The second section opens with tense close-harmony chords through which course whale song drones from tympani and bass. The colors of the trumpets slowly shift from one hue to another; small movements between notes create motion and a sense of volume and space. As the music grows more quiet and expectant, it falls into lower registers, yielding a low thrum out of which rises trumpet soloists, hovering and kiting over the ensemble. Warren Smith’s vibraphone adds sparkle and speed. A melody, or a scrap of one, appears for the first time, struggles to assert itself, then disappears, lost in the slow, spreading fog of bass, cello, and contrabass clarinet. Eventually the trumpets creep back in out of this darkness, stacked vertically to an austere height, a mountaintop revealed in the dawn. None of the extremely talented ensemble of trumpeters – Taylor Ho Bynum, Graham Haynes, Stephen Haynes and Rob Mazurek – can fix the existential void with as unwavering stare as Dixon himself. However, each is a lyrically powerful player, attuned to Dixon’s need for both revealing understatement and startling extremes, and they never soften the music’s emotional blow to the gut.

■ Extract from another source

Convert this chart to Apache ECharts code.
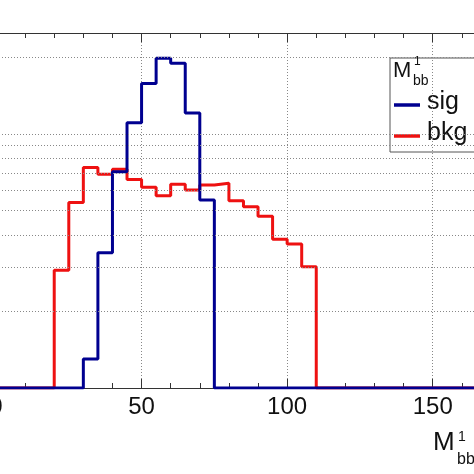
<!DOCTYPE html><html><head><meta charset="utf-8">
<script src="https://cdn.jsdelivr.net/npm/echarts@6/dist/echarts.min.js"></script>
<style>html,body{margin:0;padding:0;background:#fff}#c{width:474px;height:474px}</style></head>
<body><div id="c"></div><script>
const binEdgesStart = 0, binWidth = 5;
const sigValues = [0,0,0,0,0,0,1.30,3.41,7.1,11.07,15.8,19.9,19.0,12.1,5.5,0,0,0,0,0,0,0,0,0,0,0,0,0,0,0,0,0,0,0,0];
const bkgValues = [0,0,0,0,2.91,5.38,7.39,6.94,7.26,6.63,6.17,5.71,6.35,6.02,6.30,6.40,5.46,5.17,4.75,3.85,3.69,3.0,0,0,0,0,0,0,0,0,0,0,0,0,0];
const gridValues = [2,3,4,5,6,7,8,9,10,20];
const xTickLabels = ['0','50','100','150'];
const yMin = 1, yMax = 25;

function steps(vals){
  const d = vals.map((v,i)=>[binEdgesStart+i*binWidth, Math.max(v,yMin)]);
  d.push([binEdgesStart+vals.length*binWidth, Math.max(vals[vals.length-1],yMin)]);
  return d;
}
const dot = {color:'#888',type:[1,2],width:1};
const xCommon = {type:'value',min:0,max:175,interval:50,
  axisLine:{show:true,lineStyle:{color:'#333',width:1}},
  axisTick:{inside:true,length:9,lineStyle:{color:'#333'}},
  minorTick:{show:true,splitNumber:5,length:5,lineStyle:{color:'#333'}}};
const chart = echarts.init(document.getElementById('c'));
chart.setOption({
  animation:false,
  grid:{left:-4,right:-31.5,top:33,bottom:86,outerBoundsMode:'none',containLabel:false},
  xAxis:[Object.assign({},xCommon,{position:'bottom',
      axisLabel:{show:true,fontSize:24,color:'#111',fontFamily:'Liberation Sans',margin:7,
        formatter:v=>xTickLabels.includes(String(v))?String(v):''},
      splitLine:{show:true,lineStyle:dot}}),
    Object.assign({},xCommon,{position:'top',axisLabel:{show:false},splitLine:{show:false}})],
  yAxis:{type:'log',logBase:10,min:yMin,max:yMax,axisLine:{show:false},axisTick:{show:false},
    axisLabel:{show:false},splitLine:{show:false}},
  series:[
    {type:'line',data:[],markLine:{silent:true,symbol:'none',label:{show:false},lineStyle:dot,
      data:gridValues.map(v=>({yAxis:v}))}},
    {name:'bkg',type:'line',step:'end',showSymbol:false,data:steps(bkgValues),
      lineStyle:{color:'#ee1111',width:3},z:3},
    {name:'sig',type:'line',step:'end',showSymbol:false,data:steps(sigValues),
      lineStyle:{color:'#000090',width:3},z:4}
  ],
  graphic:[
    {type:'rect',shape:{x:390,y:58,width:100,height:94},style:{fill:'#fff',stroke:'#555',lineWidth:1}},
    {type:'text',x:393,y:60,style:{text:'M',fontSize:22,fill:'#111',fontFamily:'Liberation Sans'}},
    {type:'text',x:413,y:74,style:{text:'bb',fontSize:14,fill:'#111',fontFamily:'Liberation Sans'}},
    {type:'text',x:414,y:56,style:{text:'1',fontSize:12,fill:'#111',fontFamily:'Liberation Sans'}},
    {type:'line',shape:{x1:394,y1:105,x2:420,y2:105},style:{stroke:'#000090',lineWidth:3.5}},
    {type:'text',x:427,y:90,style:{text:'sig',fontSize:25,fill:'#111',fontFamily:'Liberation Sans'}},
    {type:'line',shape:{x1:394,y1:136,x2:420,y2:136},style:{stroke:'#ee1111',lineWidth:3.5}},
    {type:'text',x:427,y:121,style:{text:'bkg',fontSize:25,fill:'#111',fontFamily:'Liberation Sans'}},
    {type:'text',x:433,y:430,style:{text:'M',fontSize:26,fill:'#111',fontFamily:'Liberation Sans'}},
    {type:'text',x:457,y:452,style:{text:'bb',fontSize:16,fill:'#111',fontFamily:'Liberation Sans'}},
    {type:'text',x:458,y:430,style:{text:'1',fontSize:14,fill:'#111',fontFamily:'Liberation Sans'}}
  ]
});
</script></body></html>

Dixon himself was reportedly too frail to solo during the concert, which took place less than a month before he died. His solos were prerecorded and played back during the performance, unintentionally underscoring the continuity with the earlier album and its use of multitracking. To the end, Dixon was a master of drama, unwilling to be anything other than unsentimental and absolutely honest, and unwavering in his vision.